For bilingual children in the U.S., having just a sufficient grasp of the English language to succeed in school doesn’t work well the rest of the time. These children often can only fully communicate their wants, needs and values when they are at home speaking their native tongue. This is not okay for a country of immigrants and children of immigrants.
Language allows us to make ourselves understood and to understand those who are far away in space or even time. Every one of the world’s 7,000+ languages allow various actions and subtle meanings to be articulated between speakers of each of those languages. What speakers of individual languages can convey with others who speak a different language is limited by their understanding of each other’s language and culture.
Many languages have rich and varied terms for items, feelings, gestures and especially ideas for which we don’t even have words in English (however, English is famous for adopting words and phrases from other languages into its vocabulary).

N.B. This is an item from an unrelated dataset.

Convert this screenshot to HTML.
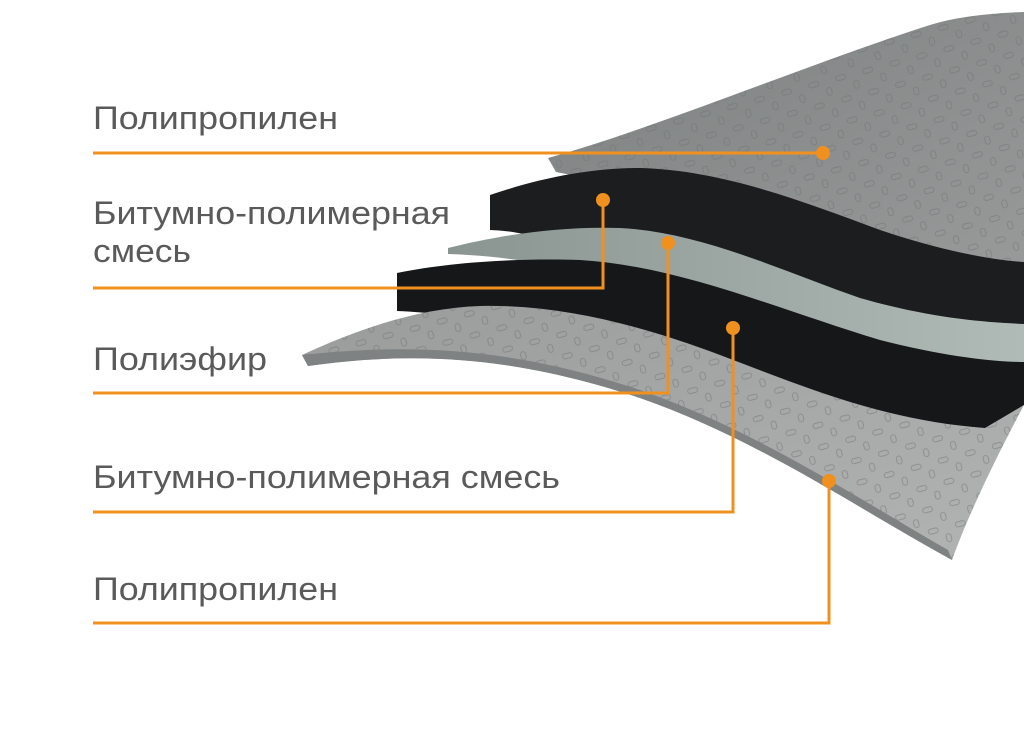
<!DOCTYPE html>
<html><head><meta charset="utf-8"><style>
html,body{margin:0;padding:0;background:#fff;}
svg{display:block;}
text{font-family:"Liberation Sans",sans-serif;font-size:32px;fill:#5a5a5a;}
</style></head><body>
<svg width="1024" height="735" viewBox="0 0 1024 735" xmlns="http://www.w3.org/2000/svg">
<defs>
<linearGradient id="g1" x1="0" y1="0" x2="1" y2="1"><stop offset="0" stop-color="#7d8080"/><stop offset="1" stop-color="#999b9b"/></linearGradient>
<linearGradient id="g5" x1="0" y1="0" x2="1" y2="1"><stop offset="0" stop-color="#9a9c9c"/><stop offset="1" stop-color="#b2b4b4"/></linearGradient>
<linearGradient id="gp" x1="0" y1="0" x2="1" y2="0"><stop offset="0" stop-color="#8a9592"/><stop offset="1" stop-color="#b0bbb7"/></linearGradient>
<pattern id="dots" width="28" height="22" patternUnits="userSpaceOnUse" patternTransform="rotate(-15)">
<rect x="3" y="4" width="10" height="5" rx="2.5" fill="none" stroke="#6f7272" stroke-width="1"/>
<rect x="19" y="13" width="5" height="8" rx="2.5" fill="none" stroke="#6f7272" stroke-width="1"/>
</pattern>
</defs>
<!-- top gray sheet -->
<path d="M548,158 C650,130 820,60 930,25 Q965,14 1024,12 L1024,290 L700,200 L556,172 Z" fill="url(#g1)"/>
<path d="M548,158 C650,130 820,60 930,25 Q965,14 1024,12 L1024,290 L700,200 L556,172 Z" fill="url(#dots)" opacity="0.5"/>
<!-- black layer 2 -->
<path d="M490,195 C540,178 590,168 640,168 C720,170 800,200 880,230 C940,250 990,260 1024,262 L1024,350 L600,262 C550,238 520,231 490,230 Z" fill="#1c1d1e"/>
<!-- polyester -->
<path d="M448,248 C500,235 560,226 620,228 C700,232 780,270 860,298 C930,318 980,322 1024,324 L1024,400 L620,290 C560,262 500,256 448,254 Z" fill="url(#gp)"/>
<!-- black layer 4 -->
<path d="M397,273 C450,262 520,258 580,260 C680,266 780,310 880,340 C950,358 1000,362 1024,362 L1024,405 L985,430 L900,440 C700,380 520,315 397,311 Z" fill="#161718"/>
<!-- bottom gray sheet -->
<path id="bs" d="M302,355 C360,328 420,308 480,306 C560,304 640,325 720,355 C800,385 880,420 985,428 L1024,405 C1000,450 970,510 952,560 C860,510 760,440 640,398 C520,358 420,350 308,366 Z" fill="url(#g5)"/>
<path d="M302,355 C360,328 420,308 480,306 C560,304 640,325 720,355 C800,385 880,420 985,428 L1024,405 C1000,450 970,510 952,560 C860,510 760,440 640,398 C520,358 420,350 308,366 Z" fill="url(#dots)" opacity="0.5"/>
<path d="M302,355 L308,366 C420,350 520,358 640,398 C760,440 860,510 952,560 L948,550 C860,500 760,432 640,390 C520,350 420,342 302,355Z" fill="#7f8282"/>
<!-- lines -->
<g stroke="#f0901e" stroke-width="3" fill="none">
<path d="M93,153 H823"/>
<path d="M93,288 H603 V200"/>
<path d="M93,393 H668 V243"/>
<path d="M93,512 H733 V328"/>
<path d="M93,623 H829 V481"/>
</g>
<g fill="#f0901e">
<circle cx="823" cy="153" r="7"/>
<circle cx="603" cy="200" r="7"/>
<circle cx="668" cy="243" r="7"/>
<circle cx="733" cy="328" r="7"/>
<circle cx="829" cy="481" r="7"/>
</g>
<text x="93" y="129" textLength="245" lengthAdjust="spacingAndGlyphs">Полипропилен</text>
<text x="93" y="224" textLength="357" lengthAdjust="spacingAndGlyphs">Битумно-полимерная</text>
<text x="93" y="262" textLength="98" lengthAdjust="spacingAndGlyphs">смесь</text>
<text x="93" y="370" textLength="174" lengthAdjust="spacingAndGlyphs">Полиэфир</text>
<text x="93" y="488" textLength="467" lengthAdjust="spacingAndGlyphs">Битумно-полимерная смесь</text>
<text x="93" y="600" textLength="245" lengthAdjust="spacingAndGlyphs">Полипропилен</text>
</svg>
</body></html>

When we come to a point where communicating is imperative, what we are trying to mean with a particular term or phrase might not be the exact same thing that folks speaking limited English language might be saying to each other, even when using those same words. This is the stuff of international diplomacy and most importantly for the development of friendships.
When cultures change via colonization or merge, over time languages evolve to reflect the population’s new day-to-day realities. For a minor language to survive a merger, it has to retain as much or more worth for its native speakers than the dominant language does. The home language must be the best way to communicate something that has a special prominence and significance in a family’s culture/language community. If it isn’t the best, that language will disappear. (Currently, the world is losing one of its languages every two weeks.)
Bilingual speakers may say, “There’s no word in English for what I need to say.” This is the opening for a conversation that will sharpen communication and enrich concepts about life and the world. Here’s where picture books, stories, drama, family participation in school, and the visual and performing arts from BOTH cultures are essential learning tools. They offer an ideal medium for such deep educational encounters to occur.
Now, I invite you to think of that single immigrant child with no close friends because she can’t fully engage with her peers. New speakers of all ages must learn to bridge the gap into full expression of their needs and their ideas to thrive in a new language community. The rest of us have an obligation to help them. English speakers to whom the U.S. has always been home need to teach newly bilingual children and their families our culture and the language that goes with it…and help them teach us theirs so that together we can learn how to share more fully each day who we all are with each other.